For breeders and keepers with multiple enclosures, digital sensors (DS18B20 or DHT22) integrated with a Raspberry Pi or ESP32 running software like VivController allow you to log temperature and humidity every 15 seconds to a cloud dashboard (e.g., InfluxDB + Grafana). If any sensor reads outside a preset range, you can receive an SMS or push notification. Commercially, systems like the Spyder Robotics Herpstat Web Controller offer built-in alerting and graphing. Even a simple standalone sensor display (such as an Acurite or TempStick) can send email alerts if temperature strays. Do not rely solely on visual inspection—data logging catches overnight power outages and heater failures before you notice them the next morning.

Multi-Zone Monitoring

Large enclosures or multi-species racks benefit from multiple sensors. A single controller can manage multiple zones if it supports multiple probe inputs. For example, the Herpstat 4 can control four separate heating zones, each with its own sensor. Using multiple sensors also allows you to map the thermal gradient more accurately. Place one sensor at the warm end basking spot, one at the cool end ambient, and a third at the substrate level of the cool hide. Compare the data weekly to ensure the gradient is maintained seasonally as room temperature changes.
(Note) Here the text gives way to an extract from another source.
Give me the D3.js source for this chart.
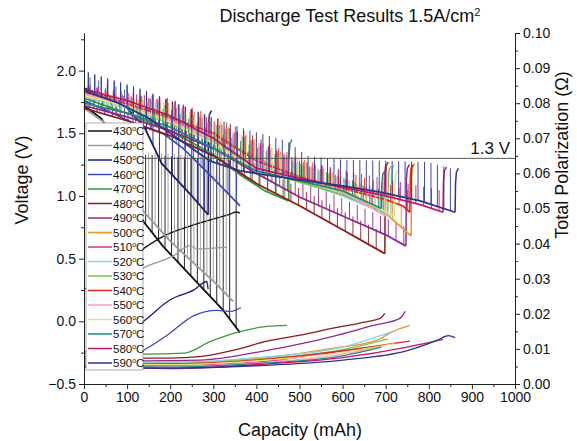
<!DOCTYPE html>
<html>
<head>
<meta charset="utf-8">
<script src="https://cdn.jsdelivr.net/npm/d3@7"></script>
<style>
  body { margin: 0; background: #fff; }
  text { font-family: Arial, "Liberation Sans", sans-serif; fill: #111; }
</style>
</head>
<body>
<div id="chart"></div>
<script>
// temperatures and their legend colours
const temps = [430, 440, 450, 460, 470, 480, 490, 500, 510, 520, 530, 540, 550, 560, 570, 580, 590];
const colors = ["#111111", "#9a9a9a", "#1c1c78", "#3b4cb8", "#3a9a3c", "#8c1c1c", "#8e2a8e", "#f39223",
                "#d4358d", "#86d3ea", "#79c94a", "#e2281e", "#f4a0c8", "#e6e27c", "#238a7c", "#c8146c", "#2a3590"];

// discharge voltage curves, [capacity mAh, voltage V]
const voltCurves = [
  [[0,1.72],[40,1.62],[80,1.38],[110,1.05],[137,0.80],[183,0.60],[262,0.31],[320,0.10],[362,-0.09]],
  [[0,1.70],[50,1.58],[100,1.25],[137,0.88],[200,0.64],[262,0.44],[300,0.32],[346,0.16]],
  [[0,1.86],[60,1.78],[100,1.70],[140,1.55],[180,1.26],[215,1.13],[250,1.00],[288,0.85]],
  [[0,1.76],[60,1.67],[116,1.58],[183,1.50],[230,1.38],[300,1.14],[362,0.92]],
  [[0,1.78],[100,1.66],[200,1.52],[300,1.33],[362,1.17],[420,1.04],[475,0.96]],
  [[0,1.70],[100,1.60],[200,1.48],[300,1.32],[400,1.10],[501,0.92],[600,0.73],[698,0.54]],
  [[0,1.72],[100,1.63],[200,1.52],[300,1.38],[400,1.18],[501,0.99],[600,0.84],[700,0.69],[747,0.60]],
  [[0,1.82],[100,1.72],[200,1.60],[300,1.47],[362,1.37],[450,1.22],[550,1.10],[650,0.96],[700,0.86],[740,0.74],[759,0.68]],
  [[0,1.84],[100,1.74],[200,1.62],[300,1.44],[400,1.24],[500,1.14],[600,1.03],[696,0.86]],
  [[0,1.79],[100,1.70],[200,1.58],[300,1.44],[400,1.25],[500,1.12],[600,1.00],[712,0.84]],
  [[0,1.80],[100,1.71],[200,1.58],[300,1.43],[400,1.22],[500,1.11],[600,1.01],[705,0.86]],
  [[0,1.83],[100,1.73],[200,1.63],[300,1.50],[400,1.28],[500,1.15],[600,1.06],[700,0.97],[740,0.92],[756,0.87]],
  [[0,1.81],[100,1.72],[200,1.60],[300,1.45],[400,1.24],[500,1.13],[600,1.03],[700,0.84]],
  [[0,1.80],[100,1.71],[200,1.59],[300,1.42],[400,1.21],[500,1.12],[600,1.04],[720,0.84]],
  [[0,1.74],[100,1.66],[200,1.55],[300,1.38],[400,1.20],[500,1.12],[600,1.04],[690,0.90]],
  [[0,1.85],[100,1.76],[200,1.64],[300,1.46],[400,1.22],[500,1.14],[600,1.07],[700,1.00],[780,0.93],[833,0.87]],
  [[0,1.84],[80,1.74],[150,1.62],[200,1.50],[250,1.38],[292,1.28],[362,1.20],[494,1.13],[600,1.08],[687,1.03],[780,0.96],[861,0.87]]
];

// voltage reached during each current interruption, [capacity mAh, voltage V]
const spikeTops = [
  [[0,1.36],[362,1.28]],
  [[0,1.38],[346,1.30]],
  [[10,1.98],[137,1.84],[288,1.64]],
  [[10,1.95],[200,1.72],[362,1.50]],
  [[10,1.81],[100,1.72],[200,1.64],[300,1.48],[475,1.12]],
  [[10,1.73],[100,1.66],[200,1.60],[300,1.45],[400,1.25],[500,1.06],[600,0.88],[698,0.70]],
  [[10,1.76],[100,1.69],[200,1.64],[300,1.52],[400,1.32],[500,1.13],[600,0.98],[747,0.75]],
  [[10,1.86],[100,1.78],[200,1.74],[300,1.62],[450,1.36],[600,1.15],[759,0.90]],
  [[10,1.88],[100,1.80],[200,1.76],[300,1.58],[500,1.28],[696,1.02]],
  [[10,1.83],[100,1.76],[200,1.72],[300,1.58],[500,1.26],[712,1.00]],
  [[10,1.84],[100,1.77],[200,1.72],[300,1.57],[500,1.25],[705,1.02]],
  [[10,1.87],[100,1.79],[200,1.77],[300,1.64],[500,1.30],[756,1.04]],
  [[10,1.85],[100,1.78],[200,1.74],[300,1.59],[500,1.27],[700,1.00]],
  [[10,1.84],[100,1.77],[200,1.73],[300,1.56],[500,1.26],[720,1.00]],
  [[10,1.78],[100,1.72],[200,1.69],[300,1.52],[500,1.26],[690,1.05]],
  [[10,1.89],[100,1.82],[200,1.78],[300,1.60],[500,1.28],[833,1.04]],
  [[10,1.99],[137,1.85],[288,1.64],[377,1.53],[470,1.44],[517,1.32],[600,1.29],[800,1.27],[861,1.21]]
];
// interruption spacing and first interruption, mAh
const spikeStep  = [15, 15, 15, 20, 20, 18, 18, 20, 20, 20, 20, 20, 20, 20, 20, 18, 15];
const spikeStart = [8, 15, 10, 14, 6, 12, 4, 16, 9, 13, 7, 11, 5, 17, 3, 14, 10];
// voltage at the end of the recovery hook after the last cut-off (null = none)
const hookTops = [null, null, 1.68, null, 1.45, 1.27, 1.25, 1.26, 1.26, 1.25, 1.24, 1.25, 1.20, 1.20, 1.20, 1.23, 1.22];

// total polarization, [capacity mAh, ohm]
const polCurves = [
  [[0,0.027],[60,0.031],[137,0.0385],[183,0.042],[262,0.0456],[339,0.0484],[353,0.049],[362,0.0487]],
  [[0,0.024],[80,0.029],[137,0.033],[207,0.0365],[246,0.0394],[262,0.0385],[332,0.039]],
  [[0,0.009],[60,0.012],[137,0.0178],[200,0.024],[255,0.0268],[285,0.0292],[288,0.027]],
  [[0,0.006],[80,0.0075],[137,0.0096],[193,0.0139],[255,0.0195],[309,0.021],[341,0.0207],[364,0.0218]],
  [[0,0.0085],[137,0.0085],[232,0.0088],[295,0.0122],[364,0.015],[425,0.0164],[471,0.0167]],
  [[0,0.0078],[137,0.0074],[200,0.0074],[269,0.0078],[346,0.0096],[425,0.0122],[501,0.0139],[578,0.0159],[657,0.0178],[687,0.0187],[698,0.0201]],
  [[0,0.0072],[137,0.0066],[269,0.0068],[425,0.0096],[578,0.0136],[671,0.0167],[733,0.0187],[745,0.0207]],
  [[0,0.0068],[200,0.0062],[400,0.0072],[578,0.0102],[680,0.0125],[717,0.015],[756,0.0167]],
  [[0,0.0058],[200,0.0052],[400,0.0062],[550,0.0085],[696,0.011]],
  [[0,0.0066],[200,0.006],[400,0.0075],[600,0.0105],[717,0.015]],
  [[0,0.0063],[200,0.0058],[400,0.007],[600,0.0098],[705,0.0128]],
  [[0,0.0062],[200,0.0057],[400,0.0068],[600,0.0095],[756,0.0122]],
  [[0,0.0055],[200,0.005],[400,0.006],[600,0.0085],[700,0.011]],
  [[0,0.006],[200,0.0055],[400,0.0066],[600,0.009],[720,0.0115]],
  [[0,0.0052],[200,0.0048],[400,0.0058],[600,0.008],[690,0.0105]],
  [[0,0.005],[200,0.0044],[400,0.0055],[600,0.0075],[750,0.0105],[833,0.0127]],
  [[0,0.0048],[200,0.0045],[400,0.0052],[600,0.0068],[750,0.0095],[820,0.0125],[845,0.0138],[861,0.0132]]
];

// axis ticks
const capTicks = [0, 100, 200, 300, 400, 500, 600, 700, 800, 900, 1000];
const voltTicks = [-0.5, 0.0, 0.5, 1.0, 1.5, 2.0];
const polTicks = [0, 0.01, 0.02, 0.03, 0.04, 0.05, 0.06, 0.07, 0.08, 0.09, 0.10];
const cutoffVolt = 1.3;

const width = 577, height = 441;
const svg = d3.select("#chart").append("svg")
    .attr("width", width)
    .attr("height", height);

const x = d3.scaleLinear().domain([0, 1000]).range([84, 515]);
const yV = d3.scaleLinear().domain([-0.5, 2.3]).range([384, 33]);
const yP = d3.scaleLinear().domain([0, 0.1]).range([384, 33]);

const voltLine = d3.line().x(d => x(d[0])).y(d => yV(d[1]));
const polLine = d3.line().x(d => x(d[0])).y(d => yP(d[1])).curve(d3.curveMonotoneX);

// curves, drawn in legend order so the hotter runs sit on top
temps.forEach((t, i) => {
    let pts = voltCurves[i];
    let vAt = d3.scaleLinear().domain(pts.map(d => d[0])).range(pts.map(d => d[1])).clamp(true);
    let tops = spikeTops[i];
    let topAt = d3.scaleLinear().domain(tops.map(d => d[0])).range(tops.map(d => d[1])).clamp(true);
    let endCap = pts[pts.length - 1][0];
    let g = svg.append("g").attr("stroke", colors[i]).attr("fill", "none");

    //current interruptions: thin vertical lines from the curve up
    for (let c = spikeStart[i]; c < endCap - 4; c += spikeStep[i]) {
        if (topAt(c) <= vAt(c)) continue;
        g.append("line")
            .attr("x1", x(c)).attr("x2", x(c))
            .attr("y1", yV(vAt(c))).attr("y2", yV(topAt(c)))
            .attr("stroke-width", 0.9);
    }

    g.append("path")
        .attr("d", voltLine(pts))
        .attr("stroke-width", 1.8);

    //recovery hook after the last point
    if (hookTops[i] !== null) {
        let vEnd = pts[pts.length - 1][1];
        let h = hookTops[i];
        g.append("path")
            .attr("d", voltLine([[endCap, vEnd], [endCap + 1, h - 0.12], [endCap + 3, h - 0.03], [endCap + 8, h]]))
            .attr("stroke-width", 1.5);
    }

    g.append("path")
        .attr("d", polLine(polCurves[i]))
        .attr("stroke-width", 1.3);
});

// 1.3 V cut-off line
svg.append("line")
    .attr("x1", 143).attr("x2", x(1000))
    .attr("y1", yV(cutoffVolt)).attr("y2", yV(cutoffVolt))
    .attr("stroke", "#555").attr("stroke-width", 1);
svg.append("text")
    .attr("x", 510).attr("y", yV(cutoffVolt) - 4)
    .attr("text-anchor", "end")
    .style("font-size", "17px")
    .text("1.3 V");

// legend
let legend = svg.append("g");
legend.append("rect")
    .attr("x", 86).attr("y", 123)
    .attr("width", 57).attr("height", 247)
    .attr("fill", "#fff").attr("stroke", "#999").attr("stroke-width", 0.8);
temps.forEach((t, i) => {
    let ly = 131 + i * 14.5;
    legend.append("line")
        .attr("x1", 88).attr("x2", 112)
        .attr("y1", ly).attr("y2", ly)
        .attr("stroke", colors[i]).attr("stroke-width", 1.5);
    let txt = legend.append("text")
        .attr("x", 113).attr("y", ly + 4)
        .style("font-size", "11.5px")
        .text(t);
    txt.append("tspan").attr("dy", -4).style("font-size", "7px").text("o");
    txt.append("tspan").attr("dy", 4).text("C");
});

// axes
const fmt = d3.format(".1f");
svg.append("g")
    .attr("transform", "translate(84,0)")
    .call(d3.axisLeft(yV).tickValues(voltTicks).tickFormat(fmt).tickSize(5).tickSizeOuter(0))
    .call(a => a.selectAll("text").style("font-size", "14px"));
svg.append("g")
    .attr("transform", "translate(84,0)")
    .call(d3.axisLeft(yV).tickValues(d3.range(-0.25, 2.3, 0.5)).tickFormat("").tickSize(3).tickSizeOuter(0));

svg.append("g")
    .attr("transform", "translate(515,0)")
    .call(d3.axisRight(yP).tickValues(polTicks).tickFormat(d3.format(".2f")).tickSize(5).tickSizeOuter(0))
    .call(a => a.selectAll("text").style("font-size", "14px"));
svg.append("g")
    .attr("transform", "translate(515,0)")
    .call(d3.axisRight(yP).tickValues(d3.range(0.005, 0.1, 0.01)).tickFormat("").tickSize(3).tickSizeOuter(0));

svg.append("g")
    .attr("transform", "translate(0,384)")
    .call(d3.axisBottom(x).tickValues(capTicks).tickFormat(d3.format("d")).tickSize(5).tickSizeOuter(0))
    .call(a => a.selectAll("text").style("font-size", "14px"));
svg.append("g")
    .attr("transform", "translate(0,384)")
    .call(d3.axisBottom(x).tickValues(d3.range(50, 1000, 100)).tickFormat("").tickSize(3).tickSizeOuter(0));

svg.selectAll(".domain").attr("stroke", "#222");
svg.selectAll(".tick line").attr("stroke", "#222");

// titles
let title = svg.append("text")
    .attr("x", 350).attr("y", 22)
    .attr("text-anchor", "middle")
    .style("font-size", "18px")
    .text("Discharge Test Results 1.5A/cm");
title.append("tspan").attr("dy", -6).style("font-size", "11px").text("2");

svg.append("text")
    .attr("x", 300).attr("y", 436)
    .attr("text-anchor", "middle")
    .style("font-size", "18px")
    .text("Capacity (mAh)");

svg.append("text")
    .attr("transform", "translate(28,180) rotate(-90)")
    .attr("text-anchor", "middle")
    .style("font-size", "18px")
    .text("Voltage (V)");

svg.append("text")
    .attr("transform", "translate(568,155) rotate(-90)")
    .attr("text-anchor", "middle")
    .style("font-size", "18px")
    .text("Total Polarization (Ω)");
</script>
</body>
</html>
Common Mistakes and How to Avoid Them

  • Mixing sensor types without accounting for resistance: Using a 100kΩ NTC thermistor with a thermostat designed for a 10kΩ NTC will give readings off by 10–20°F. Always match the Beta value (B-parameter) and nominal resistance at 25°C.
  • Relying on the sensor built into a heat mat: Those internal sensors are often ±3°C accurate and located near the heating element, not the animal. Always use a separate surface or air sensor.
  • Placing the probe in direct sunlight or under a lamp: Radiant heating from a lamp will heat the probe housing faster than the surrounding air, causing the thermostat to cycle the heat source off prematurely. Shield the probe with a small foil umbrella or position it in the shade.
  • Forgetting to account for altitude in boiling-point calibration: Water boils at 99°C at 300 meters altitude. Adjust your calibration target accordingly. A new digital sensor can drift if its cables are crushed under cage furniture.
  • Using a single sensor as the sole safety device: Power outages, controller glitches, and probe failures happen. Use a secondary independent thermometer (e.g., a digital max/min thermometer) as a redundant check.

Final Recommendations by Enclosure Type

Low-humidity arid enclosures (desert reptiles, tortoises): Use a 10kΩ NTC thermistor probe paired with a dimming or pulse-proportional thermostat. Place the basking probe 2–3 inches above the surface under the lamp. A digital max/min thermometer on the cool side provides a secondary check.
High-humidity tropical enclosures (rainforest frogs, chameleons, day geckos): Use a stainless-steel waterproof DS18B20 probe or an epoxy-sealed thermistor. Protect the connector with dielectric grease. Consider a digital sensor hub for real-time humidity logging.
Incubators (any egg-laying species): Use an industrial-grade digital sensor (PT100 RTD or DS18B20) with ±0.2°C accuracy. Calibrate before each season. Use a secondary independent temperature controller with a separate sensor as a failsafe.
Large commercial or breeding racks: Deploy multiple DS18B20 sensors on a 1-Wire bus connected to a Raspberry Pi. Automate alerts and graphing. Use a separate thermal fuse or thermostat as a hardware safety cutoff for each shelf.

No single sensor is perfect for every situation. The ideal choice balances accuracy, response time, environment durability, controller compatibility, and budget. By following the guidance above and regularly verifying readings with a secondary method, you can create a stable, safe thermal environment that supports optimal animal health.

This expanded guide integrates best practices from professional herpetoculturists and technical datasheets. Always consult species-specific care sheets when setting temperature ranges.